**Description of the task**
All of the data that follows should be retyped exactly, please, except the pictures.

**Extracted information**
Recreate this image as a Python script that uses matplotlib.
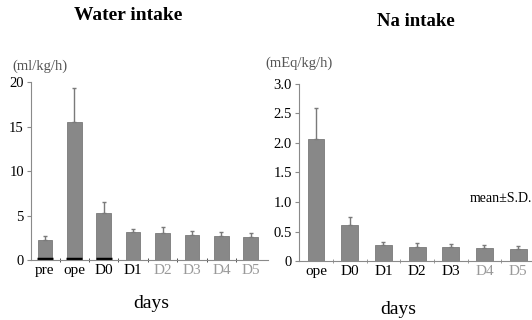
import matplotlib
matplotlib.use("Agg")
import matplotlib.pyplot as plt
import numpy as np

plt.rcParams['font.family'] = ['Liberation Serif', 'DejaVu Serif']

# Water intake (ml/kg/h)
water_days = ['pre', 'ope', 'D0', 'D1', 'D2', 'D3', 'D4', 'D5']
water_mean = [2.2, 15.5, 5.3, 3.1, 3.0, 2.8, 2.7, 2.6]
water_sd = [0.5, 3.8, 1.2, 0.4, 0.7, 0.5, 0.5, 0.4]

# Na intake (mEq/kg/h)
na_days = ['ope', 'D0', 'D1', 'D2', 'D3', 'D4', 'D5']
na_mean = [2.06, 0.61, 0.27, 0.24, 0.24, 0.22, 0.21]
na_sd = [0.53, 0.13, 0.05, 0.06, 0.05, 0.05, 0.05]

bar_color = '#888888'
axis_color = '#8a8a8a'

fig = plt.figure(figsize=(5.32, 3.2), dpi=100)

# ---- left panel: water intake
ax1 = fig.add_axes([0.058, 0.1875, 0.4455, 0.556])
x1 = np.arange(len(water_days))
ax1.bar(x1, water_mean, width=0.5, color=bar_color, edgecolor='#7a7a7a', linewidth=0.6)
ax1.errorbar(x1, water_mean, yerr=[np.zeros(len(water_sd)), water_sd], fmt='none',
             ecolor='#7a7a7a', elinewidth=1.0, capsize=1.5)
# black marks at base of pre / ope / D0
for i in range(3):
    ax1.plot([x1[i] - 0.27, x1[i] + 0.27], [0.15, 0.15], color='black', lw=2.5, solid_capstyle='butt')
ax1.set_xlim(-0.476, 7.58)
ax1.set_ylim(0, 20)
ax1.set_yticks([0, 5, 10, 15, 20])
ax1.set_yticklabels(['0', '5', '10', '15', '20'])
ax1.set_xticks(x1)
ax1.set_xticklabels(water_days)
ax1.set_xticks(x1[:-1] + 0.5, minor=True)
ax1.tick_params(axis='x', which='major', length=0, pad=3, labelsize=11)
ax1.tick_params(axis='x', which='minor', length=3, direction='inout', color='#333333')
ax1.tick_params(axis='y', length=3, color=axis_color, labelsize=10.5, pad=2)
for lbl, c in zip(ax1.get_xticklabels(), ['black'] * 4 + ['#999999'] * 4):
    lbl.set_color(c)
for s in ['top', 'right']:
    ax1.spines[s].set_visible(False)
ax1.spines['left'].set_color(axis_color)
ax1.spines['bottom'].set_color(axis_color)

# ---- right panel: Na intake
ax2 = fig.add_axes([0.562, 0.184, 0.45, 0.555])
x2 = np.arange(len(na_days))
ax2.bar(x2, na_mean, width=0.5, color=bar_color, edgecolor='#7a7a7a', linewidth=0.6)
ax2.errorbar(x2, na_mean, yerr=[np.zeros(len(na_sd)), na_sd], fmt='none',
             ecolor='#7a7a7a', elinewidth=1.0, capsize=1.5)
ax2.set_xlim(-0.506, 6.6)
ax2.set_ylim(0, 3.0)
ax2.set_yticks([0, 0.5, 1.0, 1.5, 2.0, 2.5, 3.0])
ax2.set_yticklabels(['0', '0.5', '1.0', '1.5', '2.0', '2.5', '3.0'])
ax2.set_xticks(x2)
ax2.set_xticklabels(na_days)
ax2.set_xticks(x2[:-1] + 0.5, minor=True)
ax2.tick_params(axis='x', which='major', length=0, pad=3, labelsize=11)
ax2.tick_params(axis='x', which='minor', length=3, direction='inout', color=axis_color)
ax2.tick_params(axis='y', length=3, color=axis_color, labelsize=10.5, pad=2)
for lbl, c in zip(ax2.get_xticklabels(), ['black'] * 5 + ['#999999'] * 2):
    lbl.set_color(c)
for s in ['top', 'right']:
    ax2.spines[s].set_visible(False)
ax2.spines['left'].set_color(axis_color)
ax2.spines['bottom'].set_color(axis_color)

# titles, units, axis names
fig.text(128 / 532, 1 - 16 / 320, 'Water intake', ha='center', va='center',
         fontsize=14, fontweight='bold')
fig.text(416 / 532, 1 - 21 / 320, 'Na intake', ha='center', va='center',
         fontsize=13.5, fontweight='bold')
fig.text(12 / 532, 1 - 66 / 320, '(ml/kg/h)', ha='left', va='center',
         fontsize=10.5, color='#555555')
fig.text(265 / 532, 1 - 63 / 320, '(mEq/kg/h)', ha='left', va='center',
         fontsize=10.5, color='#555555')
fig.text(470 / 532, 1 - 199 / 320, 'mean\u00b1S.D.', ha='left', va='center',
         fontsize=10)
fig.text(151 / 532, 1 - 303 / 320, 'days', ha='center', va='center', fontsize=14)
fig.text(398 / 532, 1 - 309 / 320, 'days', ha='center', va='center', fontsize=14)

fig.savefig('out.png', dpi=100)
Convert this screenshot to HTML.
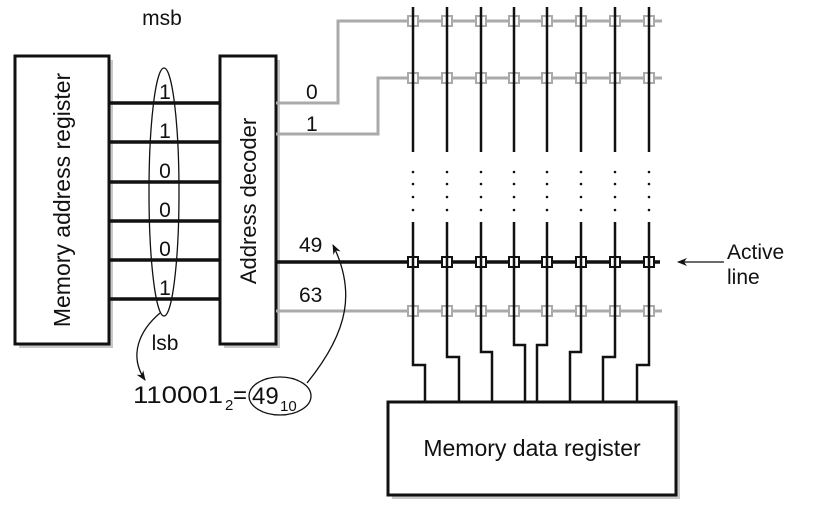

**Answer to the problem**
Recreate this image as a Python script that uses matplotlib.
import matplotlib
matplotlib.use("Agg")
import matplotlib.pyplot as plt
import numpy as np

plt.rcParams['font.family'] = ['Liberation Serif', 'DejaVu Serif']

# Water intake (ml/kg/h)
water_days = ['pre', 'ope', 'D0', 'D1', 'D2', 'D3', 'D4', 'D5']
water_mean = [2.2, 15.5, 5.3, 3.1, 3.0, 2.8, 2.7, 2.6]
water_sd = [0.5, 3.8, 1.2, 0.4, 0.7, 0.5, 0.5, 0.4]

# Na intake (mEq/kg/h)
na_days = ['ope', 'D0', 'D1', 'D2', 'D3', 'D4', 'D5']
na_mean = [2.06, 0.61, 0.27, 0.24, 0.24, 0.22, 0.21]
na_sd = [0.53, 0.13, 0.05, 0.06, 0.05, 0.05, 0.05]

bar_color = '#888888'
axis_color = '#8a8a8a'

fig = plt.figure(figsize=(5.32, 3.2), dpi=100)

# ---- left panel: water intake
ax1 = fig.add_axes([0.058, 0.1875, 0.4455, 0.556])
x1 = np.arange(len(water_days))
ax1.bar(x1, water_mean, width=0.5, color=bar_color, edgecolor='#7a7a7a', linewidth=0.6)
ax1.errorbar(x1, water_mean, yerr=[np.zeros(len(water_sd)), water_sd], fmt='none',
             ecolor='#7a7a7a', elinewidth=1.0, capsize=1.5)
# black marks at base of pre / ope / D0
for i in range(3):
    ax1.plot([x1[i] - 0.27, x1[i] + 0.27], [0.15, 0.15], color='black', lw=2.5, solid_capstyle='butt')
ax1.set_xlim(-0.476, 7.58)
ax1.set_ylim(0, 20)
ax1.set_yticks([0, 5, 10, 15, 20])
ax1.set_yticklabels(['0', '5', '10', '15', '20'])
ax1.set_xticks(x1)
ax1.set_xticklabels(water_days)
ax1.set_xticks(x1[:-1] + 0.5, minor=True)
ax1.tick_params(axis='x', which='major', length=0, pad=3, labelsize=11)
ax1.tick_params(axis='x', which='minor', length=3, direction='inout', color='#333333')
ax1.tick_params(axis='y', length=3, color=axis_color, labelsize=10.5, pad=2)
for lbl, c in zip(ax1.get_xticklabels(), ['black'] * 4 + ['#999999'] * 4):
    lbl.set_color(c)
for s in ['top', 'right']:
    ax1.spines[s].set_visible(False)
ax1.spines['left'].set_color(axis_color)
ax1.spines['bottom'].set_color(axis_color)

# ---- right panel: Na intake
ax2 = fig.add_axes([0.562, 0.184, 0.45, 0.555])
x2 = np.arange(len(na_days))
ax2.bar(x2, na_mean, width=0.5, color=bar_color, edgecolor='#7a7a7a', linewidth=0.6)
ax2.errorbar(x2, na_mean, yerr=[np.zeros(len(na_sd)), na_sd], fmt='none',
             ecolor='#7a7a7a', elinewidth=1.0, capsize=1.5)
ax2.set_xlim(-0.506, 6.6)
ax2.set_ylim(0, 3.0)
ax2.set_yticks([0, 0.5, 1.0, 1.5, 2.0, 2.5, 3.0])
ax2.set_yticklabels(['0', '0.5', '1.0', '1.5', '2.0', '2.5', '3.0'])
ax2.set_xticks(x2)
ax2.set_xticklabels(na_days)
ax2.set_xticks(x2[:-1] + 0.5, minor=True)
ax2.tick_params(axis='x', which='major', length=0, pad=3, labelsize=11)
ax2.tick_params(axis='x', which='minor', length=3, direction='inout', color=axis_color)
ax2.tick_params(axis='y', length=3, color=axis_color, labelsize=10.5, pad=2)
for lbl, c in zip(ax2.get_xticklabels(), ['black'] * 5 + ['#999999'] * 2):
    lbl.set_color(c)
for s in ['top', 'right']:
    ax2.spines[s].set_visible(False)
ax2.spines['left'].set_color(axis_color)
ax2.spines['bottom'].set_color(axis_color)

# titles, units, axis names
fig.text(128 / 532, 1 - 16 / 320, 'Water intake', ha='center', va='center',
         fontsize=14, fontweight='bold')
fig.text(416 / 532, 1 - 21 / 320, 'Na intake', ha='center', va='center',
         fontsize=13.5, fontweight='bold')
fig.text(12 / 532, 1 - 66 / 320, '(ml/kg/h)', ha='left', va='center',
         fontsize=10.5, color='#555555')
fig.text(265 / 532, 1 - 63 / 320, '(mEq/kg/h)', ha='left', va='center',
         fontsize=10.5, color='#555555')
fig.text(470 / 532, 1 - 199 / 320, 'mean\u00b1S.D.', ha='left', va='center',
         fontsize=10)
fig.text(151 / 532, 1 - 303 / 320, 'days', ha='center', va='center', fontsize=14)
fig.text(398 / 532, 1 - 309 / 320, 'days', ha='center', va='center', fontsize=14)

fig.savefig('out.png', dpi=100)
Convert this screenshot to HTML.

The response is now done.